Photo: European Commission

A lot of exceptionals and somewhat disappointing fundamentals. That could more or less sum up the half year results announced by the Czech Republic’s biggest electricity producer, ČEZ, released on Thursday.

Photo: European Commission
The flagship figure for net profit soared by 21 percent to 16.7 billion crowns compared with the first six months of 2016. But that was on the back of some exceptional earnings from the sale of ČEZ’s stake in Hungarian oil and refining company MOL, and the company’s offloading of Prague real estate.

Looking away from those exceptional items, the result was not so sparkling. Operating first half sales at 100.9 billion crowns were just 2.0 percent up on the previous year and electricity production from ČEZ’s main coal and nuclear power plants actually fell. The company continues to complain of low electricity prices with forward sales so far of electricity for next year priced at 29.5 euros/MWh and falling to 29.0/MWh for 2019.

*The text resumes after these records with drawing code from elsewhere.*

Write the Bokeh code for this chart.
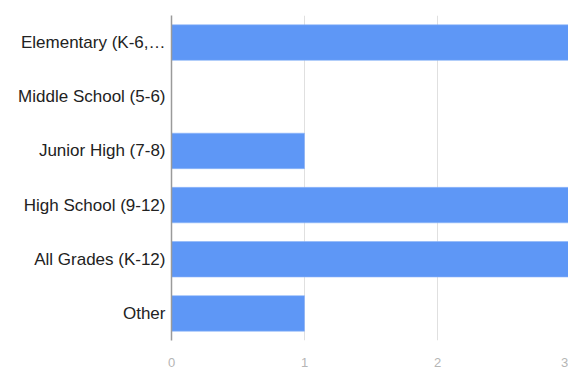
from bokeh.plotting import figure
from bokeh.models import FactorRange, Range1d, FixedTicker, ColumnDataSource
from bokeh.embed import file_html
from bokeh.resources import INLINE

categories = ["Elementary (K-6,…", "Middle School (5-6)", "Junior High (7-8)",
              "High School (9-12)", "All Grades (K-12)", "Other"]
counts = [3, 0, 1, 3, 3, 1]
x_ticks = [0, 1, 2, 3]

FONT = "Liberation Sans"
BAR = "#5e97f6"
X_END = 2.985

src = ColumnDataSource(dict(cat=categories, val=counts))

p = figure(width=568, height=369, output_backend="svg", toolbar_location=None,
           y_range=FactorRange(*reversed(categories)),
           x_range=Range1d(0, X_END),
           min_border_left=171, min_border_right=0,
           min_border_top=15, min_border_bottom=24)
p.outline_line_color = None
p.background_fill_color = "white"
p.border_fill_color = "white"

p.hbar(y="cat", right="val", left=0, height=0.655, source=src,
       fill_color=BAR, line_color="#8db5f8", line_width=0.6)

# x axis: labels only; the last tick sits just past the frame edge, so its
# label is drawn slightly inside the edge to stay on the canvas
edge_pos = X_END - 0.03
axis_ticks = [t for t in x_ticks if t <= X_END] + [edge_pos]
p.xaxis.ticker = FixedTicker(ticks=axis_ticks)
p.xaxis.major_label_overrides = {edge_pos: str(x_ticks[-1])}
p.xaxis.axis_line_color = None
p.xaxis.major_tick_line_color = None
p.xaxis.minor_tick_line_color = None
p.xaxis.major_label_text_font = FONT
p.xaxis.major_label_text_font_size = "13px"
p.xaxis.major_label_text_color = "#b5b5b5"
p.xaxis.major_label_standoff = 11

p.xgrid.ticker = FixedTicker(ticks=x_ticks)
p.xgrid.grid_line_color = "#e0e0e0"
p.xgrid.grid_line_width = 1
p.ygrid.grid_line_color = None

# y axis: category labels and the zero baseline
p.yaxis.axis_line_color = "#9a9a9a"
p.yaxis.axis_line_width = 1.5
p.yaxis.major_tick_line_color = None
p.yaxis.minor_tick_line_color = None
p.yaxis.major_label_text_font = FONT
p.yaxis.major_label_text_font_size = "17px"
p.yaxis.major_label_text_color = "#222222"
p.yaxis.major_label_standoff = 0

open("out.html", "w").write(file_html(p, INLINE))
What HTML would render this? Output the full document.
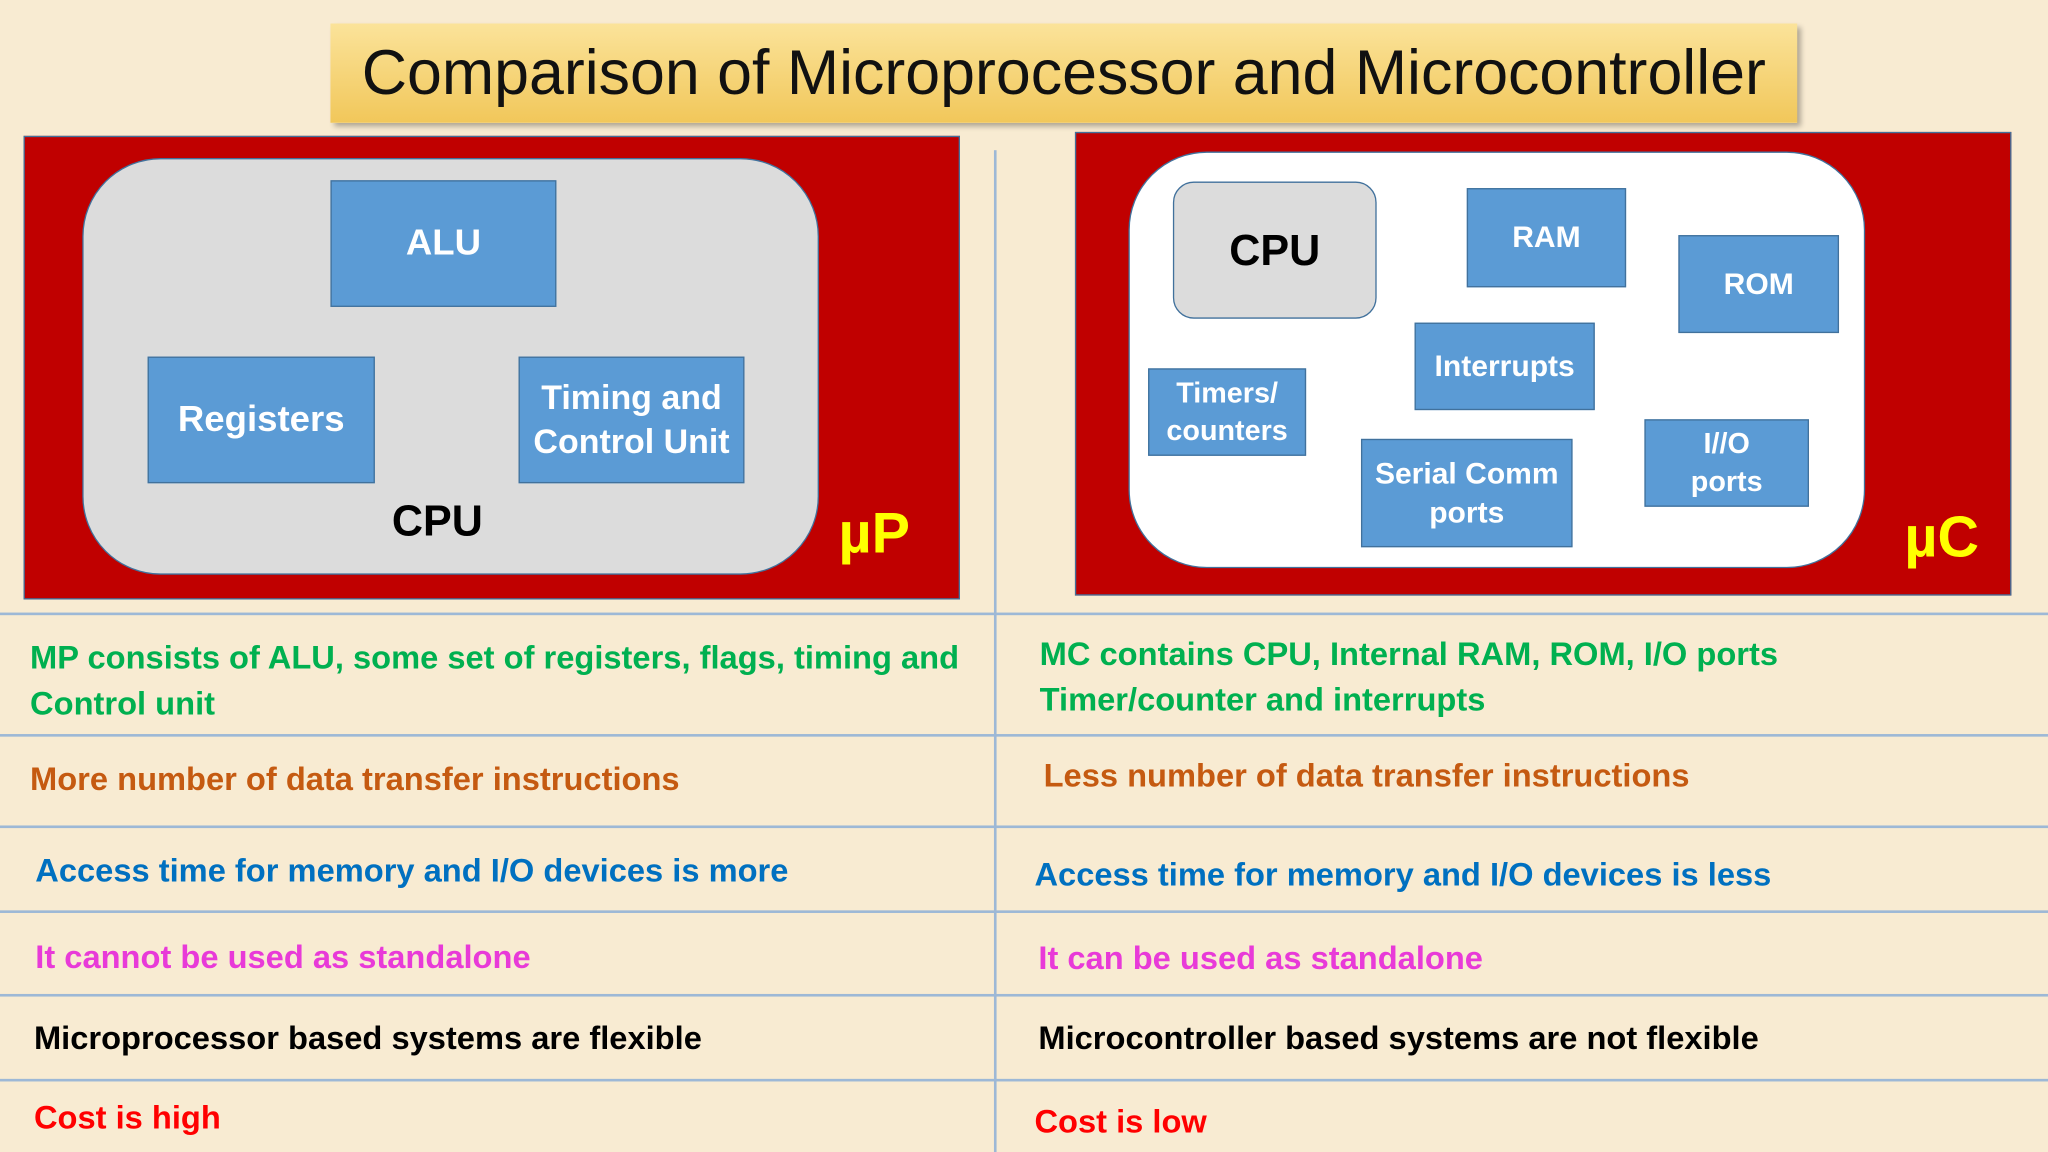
<!DOCTYPE html>
<html><head><meta charset="utf-8"><style>
html,body{margin:0;padding:0;width:2048px;height:1152px;overflow:hidden;background:#f8ebd2;}
#stage{position:absolute;left:0;top:0;width:1568px;height:882px;transform:scale(1.306122);transform-origin:0 0;background:#f8ebd2;font-family:"Liberation Sans",sans-serif;}
.abs{position:absolute;}
.blue{position:absolute;background:#5b9bd5;border:1.5px solid #41719c;color:#fff;font-weight:bold;display:flex;align-items:center;justify-content:center;text-align:center;box-sizing:border-box;line-height:1.3;}
.row{position:absolute;font-size:25px;font-weight:bold;white-space:nowrap;line-height:35px;}
.hl{position:absolute;height:1.5px;background:#9db8d6;}
</style></head><body>
<div id="stage">
<div class="abs" style="left:253px;top:18px;width:1123px;height:76px;background:linear-gradient(#fbe39a,#f1c75a);box-shadow:3px 3px 4px rgba(0,0,0,.3);display:flex;align-items:center;justify-content:center;font-size:48px;color:#111;">Comparison of Microprocessor and Microcontroller</div>

<div class="abs" style="left:18px;top:104px;width:717px;height:355px;background:#c00000;border:1.5px solid #41719c;box-sizing:border-box;"></div>
<div class="abs" style="left:63px;top:121px;width:564px;height:319px;background:#dcdcdc;border:1.5px solid #41719c;border-radius:60px;box-sizing:border-box;"></div>
<div class="blue" style="left:253px;top:138px;width:173px;height:97px;font-size:28px;">ALU</div>
<div class="blue" style="left:113px;top:273px;width:174px;height:97px;font-size:28px;">Registers</div>
<div class="blue" style="left:397px;top:273px;width:173px;height:97px;font-size:26px;">Timing and<br>Control Unit</div>
<div class="abs" style="left:300px;top:380px;font-size:33px;font-weight:bold;color:#000;">CPU</div>
<div class="abs" style="left:642px;top:384px;font-size:44px;font-weight:bold;color:#ffff00;">µP</div>

<div class="abs" style="left:823px;top:101px;width:717px;height:355px;background:#c00000;border:1.5px solid #41719c;box-sizing:border-box;"></div>
<div class="abs" style="left:864px;top:116px;width:564px;height:319px;background:#fff;border:1.5px solid #41719c;border-radius:60px;box-sizing:border-box;"></div>
<div class="abs" style="left:898px;top:139px;width:156px;height:105px;background:#dcdcdc;border:1.5px solid #41719c;border-radius:16px;box-sizing:border-box;display:flex;align-items:center;justify-content:center;font-size:33px;font-weight:bold;">CPU</div>
<div class="blue" style="left:1123px;top:144px;width:122px;height:76px;font-size:23px;">RAM</div>
<div class="blue" style="left:1285px;top:180px;width:123px;height:75px;font-size:23px;">ROM</div>
<div class="blue" style="left:1083px;top:247px;width:138px;height:67px;font-size:23px;">Interrupts</div>
<div class="blue" style="left:879px;top:282px;width:121px;height:67px;font-size:22px;">Timers/<br>counters</div>
<div class="blue" style="left:1042px;top:336px;width:162px;height:83px;font-size:23px;">Serial Comm<br>ports</div>
<div class="blue" style="left:1259px;top:321px;width:126px;height:67px;font-size:22px;">I//O<br>ports</div>
<div class="abs" style="left:1458px;top:387px;font-size:44px;font-weight:bold;color:#ffff00;">µC</div>

<div class="abs" style="left:761px;top:115px;width:1.5px;height:767px;background:#9db8d6;"></div>
<div class="hl" style="left:0;top:469px;width:1568px;"></div>
<div class="hl" style="left:0;top:562px;width:1568px;"></div>
<div class="hl" style="left:0;top:632px;width:1568px;"></div>
<div class="hl" style="left:0;top:697px;width:1568px;"></div>
<div class="hl" style="left:0;top:761px;width:1568px;"></div>
<div class="hl" style="left:0;top:826px;width:1568px;"></div>

<div class="row" style="left:23px;top:487px;color:#00b050;">MP consists of ALU, some set of registers, flags, timing and<br>Control unit</div>
<div class="row" style="left:796px;top:484px;color:#00b050;">MC contains CPU, Internal RAM, ROM, I/O ports<br>Timer/counter and interrupts</div>
<div class="row" style="left:23px;top:580px;color:#c55a11;">More number of data transfer instructions</div>
<div class="row" style="left:799px;top:577px;color:#c55a11;">Less number of data transfer instructions</div>
<div class="row" style="left:27px;top:650px;color:#0070c0;">Access time for memory and I/O devices is more</div>
<div class="row" style="left:792px;top:653px;color:#0070c0;">Access time for memory and I/O devices is less</div>
<div class="row" style="left:27px;top:716px;color:#e83ad8;">It cannot be used as standalone</div>
<div class="row" style="left:795px;top:717px;color:#e83ad8;">It can be used as standalone</div>
<div class="row" style="left:26px;top:778px;color:#000;">Microprocessor based systems are flexible</div>
<div class="row" style="left:795px;top:778px;color:#000;">Microcontroller based systems are not flexible</div>
<div class="row" style="left:26px;top:839px;color:#ff0000;">Cost is high</div>
<div class="row" style="left:792px;top:842px;color:#ff0000;">Cost is low</div>
</div>
</body></html>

Nevertheless, on the back of its exceptional earnings so far and a prediction of higher margins for electricity generation and sales in the Czech Republic, ČEZ boosted its full year earning prediction to 19 billion crowns from the earlier figure of 17 billion crowns. Electricity demand in the Czech regions covered by ČEZ is currently buoyant, up up 4.2 TWh at 18.34 TWh in the first half of the year compared with 2016. Wholesale electricity sales are up 5%, household sales up 3.8 percent, and sales to businesses 2.1% higher, the company added.

In its results presentation, ČEZ preferred to put the onus on its ongoing wind power expansion in Germany and France and its ongoing expansion into the energy services market with the purchase of the Elevion company, which has annual turnover of around 8 billion crowns.

Separately, ČEZ CEO Daniel Beneš said that it should be clear by September if and how the company will offload its Bulgarian assets, mainly its electricity distribution and sales company there.